Indrajitsinhji

Personal information
- Full name: Kumar Shri Madhavsinhji Jadeja Indrajitsinhji
- Born: 15 June 1937 Jamnagar, British India
- Died: 12 March 2011 (aged 73) Mumbai, India
- Batting: Right-handed
- Role: Wicket-keeper
- Relations: Duleepsinhji (uncle); Ranjitsinhji (great uncle); Hanumant Singh (cousin); Suryaveer Singh (cousin);

International information
- National side: India;
- Test debut (cap 109): 2 October 1964 v Australia
- Last Test: 15 October 1969 v New Zealand

Career statistics
| Competition | Test | First-class |
| Matches | 4 | 90 |
| Runs scored | 51 | 3694 |
| Batting average | 8.50 | 26.76 |
| 100s/50s | 0/0 | 5/16 |
| Top score | 23 | 124 |
| Catches/stumpings | 6/3 | 133/80 |
- Source: ESPNcricinfo, 17 March 2011

= Indrajitsinhji =

Indian cricketer (1937–2011)

Kumar Shri Indrajitsinhji Madhavsinhji (15 June 1937 – 12 March 2011) was an Indian cricketer who played in four Test matches from 1964 to 1969 as a wicket-keeper-batsman.

== Early life ==
Indrajitsinhji was born in Jamnagar, Gujarat. He was educated at the Rajkumar College and St. Stephen's College.

== Career ==
He played first-class cricket from 1954 to 1973, for Delhi and Saurashtra. He was one of the first wicketkeepers to pass 100 dismissals (caught or stumped) in the Ranji Trophy, and set a record by taking 23 dismissals in the competition in one year in the 1960–61 season.
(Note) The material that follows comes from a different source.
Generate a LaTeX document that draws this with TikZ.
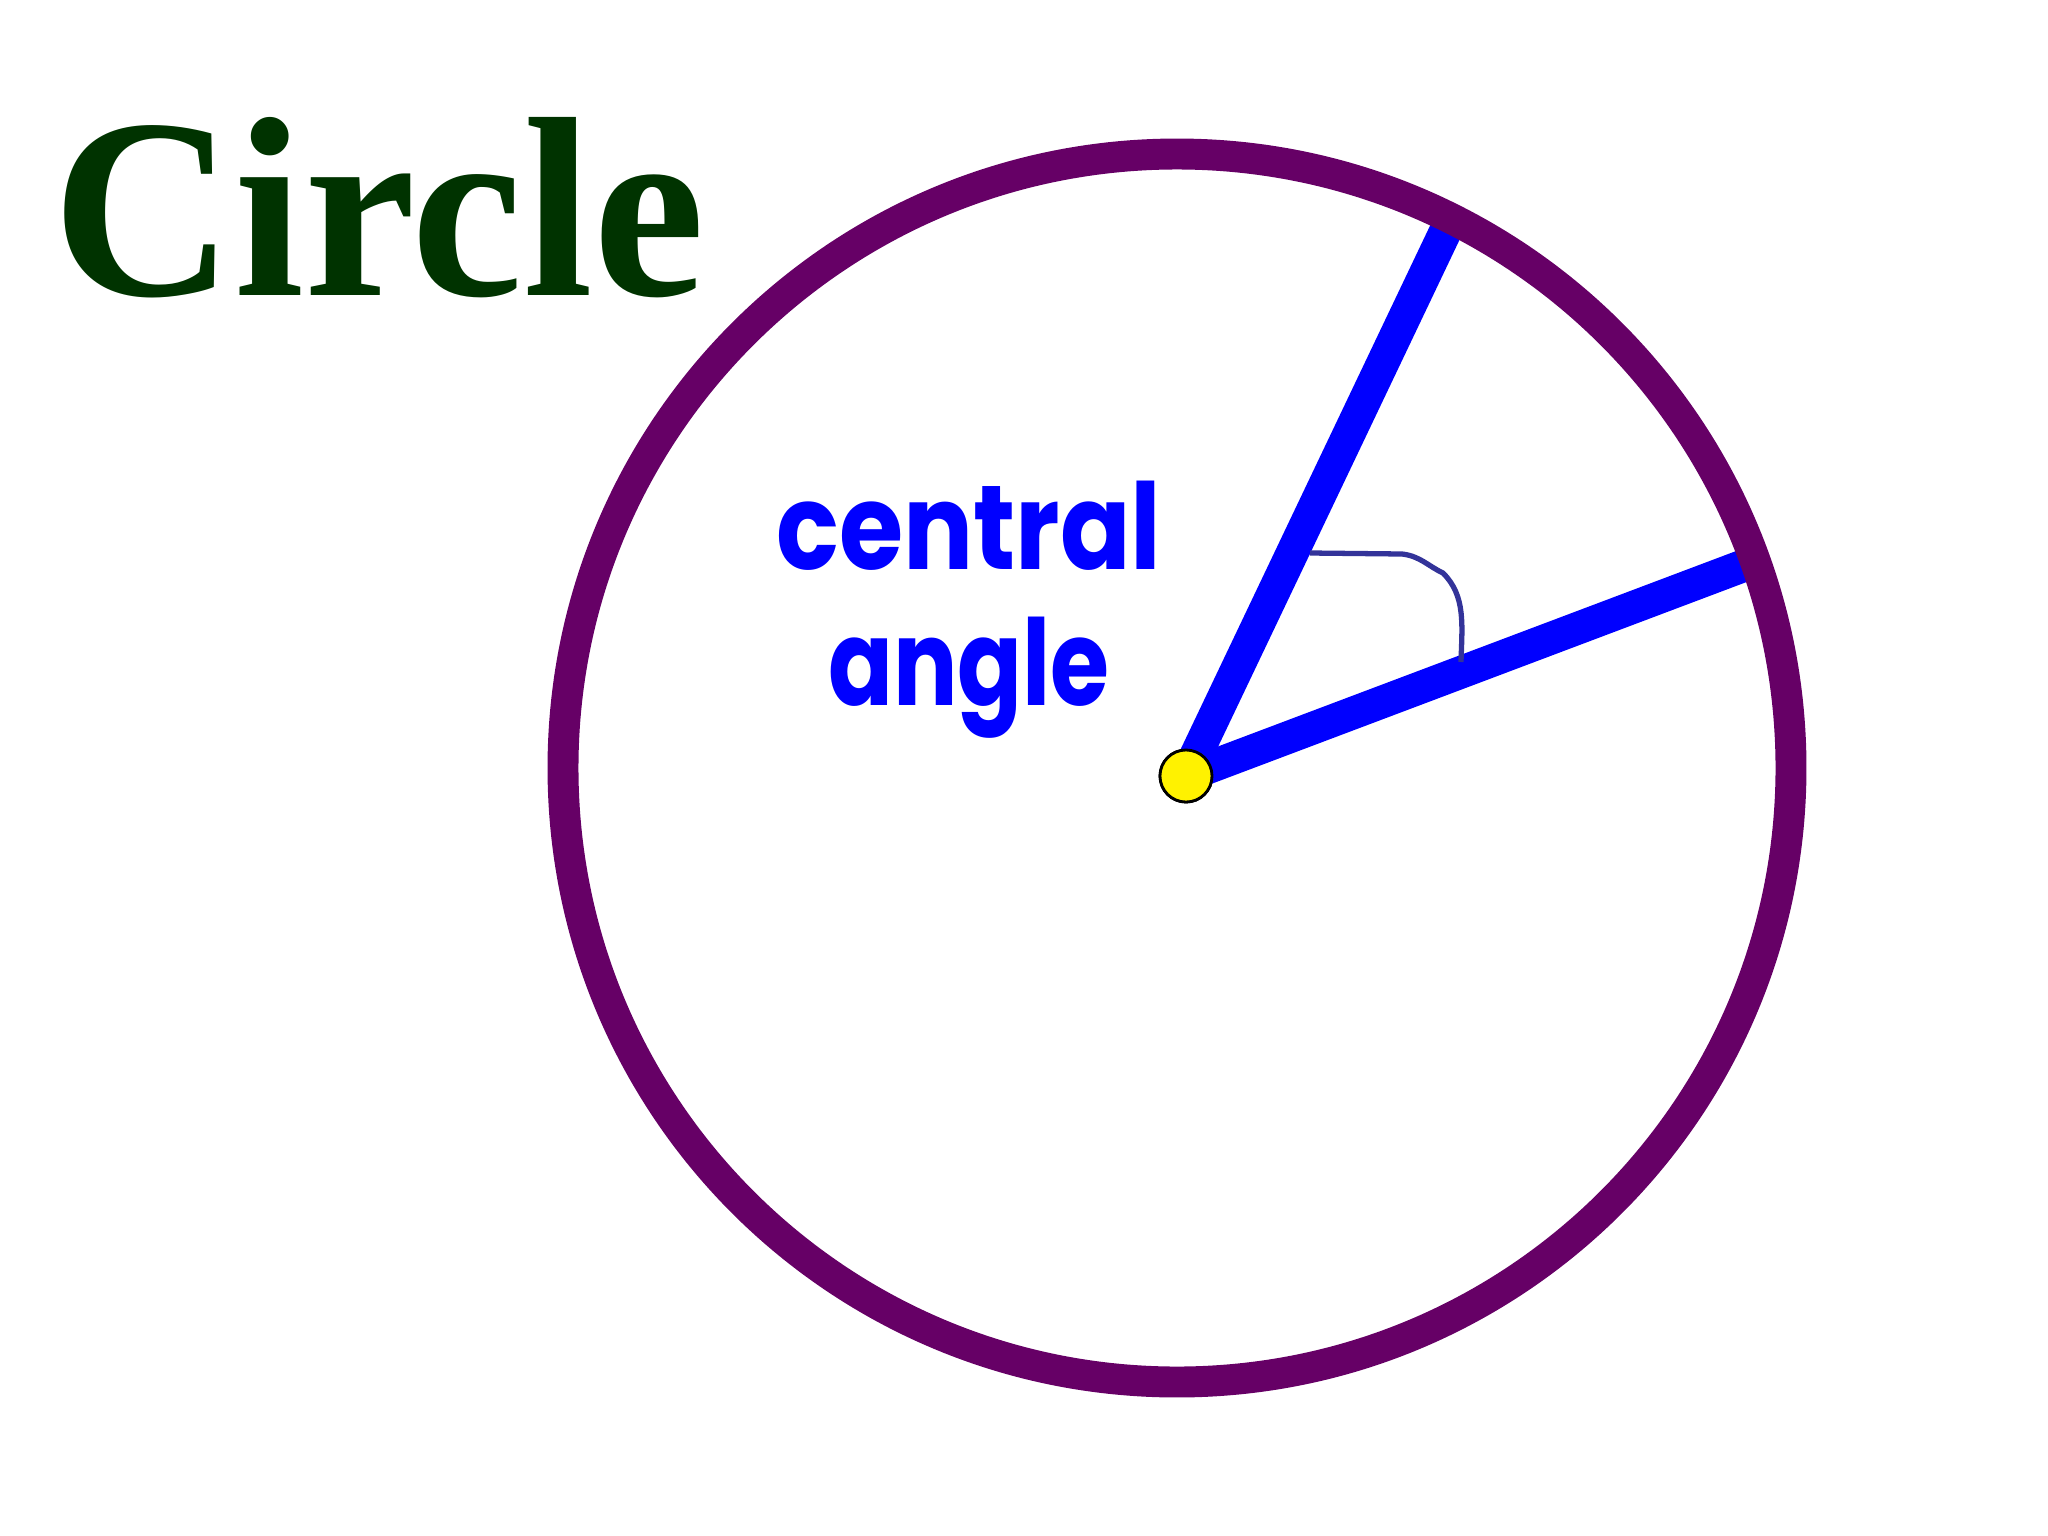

Although an accomplished wicketkeeper in Indian domestic cricket, he was kept out of the India national cricket team by Farokh Engineer and Budhi Kunderan. He played in only four Test matches: the three-match series against Australia in 1964–65, and one Test against New Zealand at Hyderabad in 1969–70 when Engineer was injured.

He died in Mumbai at the age of 73.

== Personal life and family ==
His grandfather, Mohansinhji, was the brother of Ranjitsinhji and uncle of Duleepsinhji, both of whom also played Test cricket. His cousins included Suryaveer Singh and Hanumant Singh. He was educated at Rajkumar College, Rajkot.